Write the lines out again, from the top of the material to the line containing "(0,0) rectangle (1200,670);", pictures excluded.
═══
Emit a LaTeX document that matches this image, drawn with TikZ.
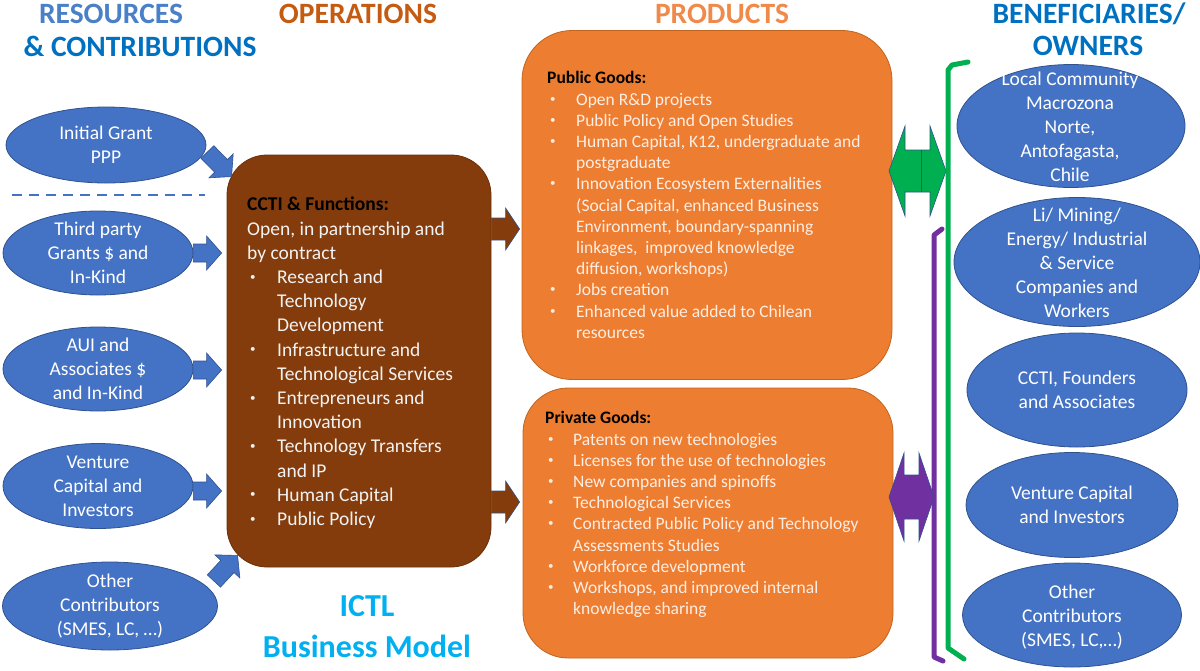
\documentclass[tikz,border=0pt]{standalone}
\usepackage{fontspec}
\setmainfont{Carlito}
\usetikzlibrary{shapes.geometric,calc}
\definecolor{ellblue}{HTML}{4472C4}
\definecolor{elledge}{HTML}{2F528F}
\definecolor{brownbox}{HTML}{843C0C}
\definecolor{orangebox}{HTML}{ED7D31}
\definecolor{orangeedge}{HTML}{C0651F}
\definecolor{hdrblue}{HTML}{0070C0}
\definecolor{hdrblueb}{HTML}{4A80C8}
\definecolor{hdrorange}{HTML}{C55A11}
\definecolor{prodorange}{HTML}{F08A4B}
\definecolor{ictlblue}{HTML}{00B0F0}
\definecolor{greenb}{HTML}{00B050}
\definecolor{purpleb}{HTML}{7030A0}
\definecolor{paletext}{HTML}{FDEEE4}
\newcommand{\itm}[1]{\makebox[#1][l]{\hspace{3pt}\raisebox{0.18em}{\fontsize{11}{11}\selectfont •}}}
\newcommand{\cnt}[1]{\hspace*{#1}}
\newcommand{\blockarr}[6]{%
  \filldraw[#1] let \p1=#2, \p2=#3, \n1={atan2(\y2-\y1,\x2-\x1)}, \n2={veclen(\x2-\x1,\y2-\y1)} in
  [shift={(\p1)}, rotate=\n1]
  (0,#4) -- ({\n2-#6},#4) -- ({\n2-#6},#5) -- (\n2,0) -- ({\n2-#6},-#5) -- ({\n2-#6},-#4) -- (0,-#4) -- cycle;}
\newcommand{\dblarr}[6]{%
  \filldraw[#1] let \p1=#2, \p2=#3, \n1={atan2(\y2-\y1,\x2-\x1)}, \n2={veclen(\x2-\x1,\y2-\y1)} in
  [shift={(\p1)}, rotate=\n1]
  (0,0) -- (#6,#5) -- (#6,#4) -- ({\n2-#6},#4) -- ({\n2-#6},#5) -- (\n2,0) -- ({\n2-#6},-#5) -- ({\n2-#6},-#4) -- (#6,-#4) -- (#6,-#5) -- cycle;}
\begin{document}
\begin{tikzpicture}[x=1pt,y=-1pt,
  hdr/.style={font=\fontsize{29.5}{34}\selectfont\bfseries, inner sep=0},
  ell/.style={ellipse, fill=ellblue, draw=elledge, line width=0.8pt, inner sep=0},
  elltext/.style={text=white, align=center, font=\fontsize{19.5}{24}\selectfont, inner sep=0},
  bigbox/.style={rectangle, line width=0.8pt, inner sep=0},
  boxtext/.style={align=left, inner sep=0, anchor=north west},
  bluearr/.style={fill=ellblue, draw=elledge, line width=0.6pt},
  brownarr/.style={fill=brownbox, draw=elledge, line width=0.6pt},
  bracket/.style={line width=5pt, line cap=round, line join=round}
]
\useasboundingbox (0,0) rectangle (1200,670);

% headers
\node[hdr, text=hdrblueb] (hres) at (111,14) {RESOURCES};
\node[hdr, text=hdrblue] (hcon) at (140,46) {\& CONTRIBUTIONS};
\node[hdr, text=hdrorange] (hops) at (358,14) {OPERATIONS};
\node[hdr, text=prodorange] (hprod) at (722,14) {PRODUCTS};
\node[hdr, text=hdrblue] (hben) at (1089,14) {BENEFICIARIES/};
\node[hdr, text=hdrblue] (hown) at (1088,46) {OWNERS};

% left ellipses
\node[ell, minimum width=200pt, minimum height=76pt] (l1) at (106,145) {};
\node[elltext] (l1t) at (l1) {Initial Grant\\PPP};
\draw[ellblue, line width=2.5pt, dash pattern=on 10pt off 7pt] (12,195) -- (205,195);
\node[ell, minimum width=190pt, minimum height=84pt] (l2) at (98,253) {};
\node[elltext] (l2t) at (l2) {Third party\\Grants \$ and\\In-Kind};
\node[ell, minimum width=190pt, minimum height=84pt] (l3) at (98,369) {};
\node[elltext] (l3t) at (l3) {AUI and\\Associates \$\\and In-Kind};
\node[ell, minimum width=190pt, minimum height=85pt] (l4) at (98,486) {};
\node[elltext] (l4t) at (l4) {Venture\\Capital and\\Investors};
\node[ell, minimum width=215pt, minimum height=88pt] (l5) at (110,606) {};
\node[elltext] (l5t) at (l5) {Other\\Contributors\\(SMES, LC, \dots)};

% central box
\node[bigbox, fill=brownbox, draw=brownbox!80!black, rounded corners=40pt, minimum width=264pt, minimum height=412pt] (ccti) at (359,361) {};
\node[boxtext, text=white!95!black, font=\fontsize{19.5}{24.2}\selectfont] (cctit) at (247,197) {%
\textcolor{black}{\textbf{CCTI \& Functions:}}\\
Open, in partnership and\\
by contract\\
\itm{30pt}Research and\\
\cnt{30pt}Technology\\
\cnt{30pt}Development\\
\itm{30pt}Infrastructure and\\
\cnt{30pt}Technological Services\\
\itm{30pt}Entrepreneurs and\\
\cnt{30pt}Innovation\\
\itm{30pt}Technology Transfers\\
\cnt{30pt}and IP\\
\itm{30pt}Human Capital\\
\itm{30pt}Public Policy};

% product boxes
\node[bigbox, fill=orangebox, draw=orangeedge, rounded corners=50pt, minimum width=370pt, minimum height=349pt] (pub) at (707,205) {};
\node[boxtext, text=paletext, font=\fontsize{17.5}{21.2}\selectfont] (pubt) at (547,71.5) {%
\textcolor{black}{\textbf{Public Goods:}}\\
\itm{29pt}Open R\&D projects\\
\itm{29pt}Public Policy and Open Studies\\
\itm{29pt}Human Capital, K12, undergraduate and\\
\cnt{29pt}postgraduate\\
\itm{29pt}Innovation Ecosystem Externalities\\
\cnt{29pt}(Social Capital, enhanced Business\\
\cnt{29pt}Environment, boundary-spanning\\
\cnt{29pt}linkages,\ \ improved knowledge\\
\cnt{29pt}diffusion, workshops)\\
\itm{29pt}Jobs creation\\
\itm{29pt}Enhanced value added to Chilean\\
\cnt{29pt}resources};

\node[bigbox, fill=orangebox, draw=orangeedge, rounded corners=45pt, minimum width=370pt, minimum height=270pt] (priv) at (708,523) {};
\node[boxtext, text=paletext, font=\fontsize{17.5}{21.2}\selectfont] (privt) at (545,411.5) {%
\textcolor{black}{\textbf{Private Goods:}}\\
\itm{28pt}Patents on new technologies\\
\itm{28pt}Licenses for the use of technologies\\
\itm{28pt}New companies and spinoffs\\
\itm{28pt}Technological Services\\
\itm{28pt}Contracted Public Policy and Technology\\
\cnt{28pt}Assessments Studies\\
\itm{28pt}Workforce development\\
\itm{28pt}Workshops, and improved internal\\
\cnt{28pt}knowledge sharing};

% right ellipses
\node[ell, minimum width=228pt, minimum height=123pt] (r1) at (1071,126) {};
\node[elltext] (r1t) at (1070,127) {Local Community\\Macrozona\\Norte,\\Antofagasta,\\Chile};
\node[ell, minimum width=246pt, minimum height=129pt] (r2) at (1077,262) {};
\node[elltext] (r2t) at (1077,263) {Li/ Mining/\\Energy/ Industrial\\\& Service\\Companies and\\Workers};
\node[ell, minimum width=220pt, minimum height=114pt] (r3) at (1077,390) {};
\node[elltext] (r3t) at (r3) {CCTI, Founders\\and Associates};
\node[ell, minimum width=212pt, minimum height=105pt] (r4) at (1072,505) {};
\node[elltext] (r4t) at (r4) {Venture Capital\\and Investors};
\node[ell, minimum width=219pt, minimum height=104pt] (r5) at (1072,615) {};
\node[elltext] (r5t) at (1072,617) {Other\\Contributors\\(SMES, LC,\dots)};

% ICTL title
\node[font=\fontsize{32}{41}\selectfont\bfseries, text=ictlblue, align=center, inner sep=0] (ictl) at (367,627) {ICTL\\Business Model};

% blue input arrows
\blockarr{bluearr}{($(l1.east)+(1,7)$)}{($(ccti.north west)+(5,22)$)}{9}{17}{15}
\blockarr{bluearr}{(l2.east)}{($(ccti.west |- l2.east)+(-5,0)$)}{9}{17}{15}
\blockarr{bluearr}{($(l3.east)+(0,1)$)}{($(ccti.west |- l3.east)+(-5,1)$)}{9}{17}{15}
\blockarr{bluearr}{($(l4.east)+(0,5)$)}{($(ccti.west |- l4.east)+(-5,5)$)}{9}{17}{15}
\blockarr{bluearr}{($(l5.east)+(-4,-25)$)}{($(ccti.south west)+(11,-12)$)}{9}{17}{15}

% brown output arrows
\blockarr{brownarr}{(ccti.east |- 0,229)}{($(pub.west |- 0,229)+(-2,0)$)}{11}{21}{14}
\blockarr{brownarr}{(ccti.east |- 0,502)}{($(priv.west |- 0,502)+(-3,0)$)}{11}{21}{14}

% brackets
\draw[bracket, greenb] (968,62) -- (952,65) -- (948,70) -- (948,648) -- (964,659);
\draw[bracket, purpleb] (942,229) -- (934,235) -- (934,657) -- (943,661);

% double arrows
\coordinate (gA) at (889,171);
\coordinate (gB) at (946,171);
\dblarr{fill=greenb, draw=elledge, line width=0.6pt}{(gA)}{(gB)}{21}{45}{16}
\draw[elledge, line width=0.8pt] ($(gA)+(32,-21)$) -- ($(gA)+(32,21)$);
\coordinate (pA) at (889,497);
\coordinate (pB) at (934,497);
\dblarr{fill=purpleb, draw=elledge, line width=0.6pt}{(pA)}{(pB)}{22}{44}{15}
\end{tikzpicture}
\end{document}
═══
• WRITTEN ANSWER:
Emit a LaTeX document that matches this image, drawn with TikZ.
\documentclass[tikz,border=0pt]{standalone}
\usepackage{fontspec}
\setmainfont{Carlito}
\usetikzlibrary{shapes.geometric,calc}
\definecolor{ellblue}{HTML}{4472C4}
\definecolor{elledge}{HTML}{2F528F}
\definecolor{brownbox}{HTML}{843C0C}
\definecolor{orangebox}{HTML}{ED7D31}
\definecolor{orangeedge}{HTML}{C0651F}
\definecolor{hdrblue}{HTML}{0070C0}
\definecolor{hdrblueb}{HTML}{4A80C8}
\definecolor{hdrorange}{HTML}{C55A11}
\definecolor{prodorange}{HTML}{F08A4B}
\definecolor{ictlblue}{HTML}{00B0F0}
\definecolor{greenb}{HTML}{00B050}
\definecolor{purpleb}{HTML}{7030A0}
\definecolor{paletext}{HTML}{FDEEE4}
\newcommand{\itm}[1]{\makebox[#1][l]{\hspace{3pt}\raisebox{0.18em}{\fontsize{11}{11}\selectfont •}}}
\newcommand{\cnt}[1]{\hspace*{#1}}
\newcommand{\blockarr}[6]{%
  \filldraw[#1] let \p1=#2, \p2=#3, \n1={atan2(\y2-\y1,\x2-\x1)}, \n2={veclen(\x2-\x1,\y2-\y1)} in
  [shift={(\p1)}, rotate=\n1]
  (0,#4) -- ({\n2-#6},#4) -- ({\n2-#6},#5) -- (\n2,0) -- ({\n2-#6},-#5) -- ({\n2-#6},-#4) -- (0,-#4) -- cycle;}
\newcommand{\dblarr}[6]{%
  \filldraw[#1] let \p1=#2, \p2=#3, \n1={atan2(\y2-\y1,\x2-\x1)}, \n2={veclen(\x2-\x1,\y2-\y1)} in
  [shift={(\p1)}, rotate=\n1]
  (0,0) -- (#6,#5) -- (#6,#4) -- ({\n2-#6},#4) -- ({\n2-#6},#5) -- (\n2,0) -- ({\n2-#6},-#5) -- ({\n2-#6},-#4) -- (#6,-#4) -- (#6,-#5) -- cycle;}
\begin{document}
\begin{tikzpicture}[x=1pt,y=-1pt,
  hdr/.style={font=\fontsize{29.5}{34}\selectfont\bfseries, inner sep=0},
  ell/.style={ellipse, fill=ellblue, draw=elledge, line width=0.8pt, inner sep=0},
  elltext/.style={text=white, align=center, font=\fontsize{19.5}{24}\selectfont, inner sep=0},
  bigbox/.style={rectangle, line width=0.8pt, inner sep=0},
  boxtext/.style={align=left, inner sep=0, anchor=north west},
  bluearr/.style={fill=ellblue, draw=elledge, line width=0.6pt},
  brownarr/.style={fill=brownbox, draw=elledge, line width=0.6pt},
  bracket/.style={line width=5pt, line cap=round, line join=round}
]
\useasboundingbox (0,0) rectangle (1200,670);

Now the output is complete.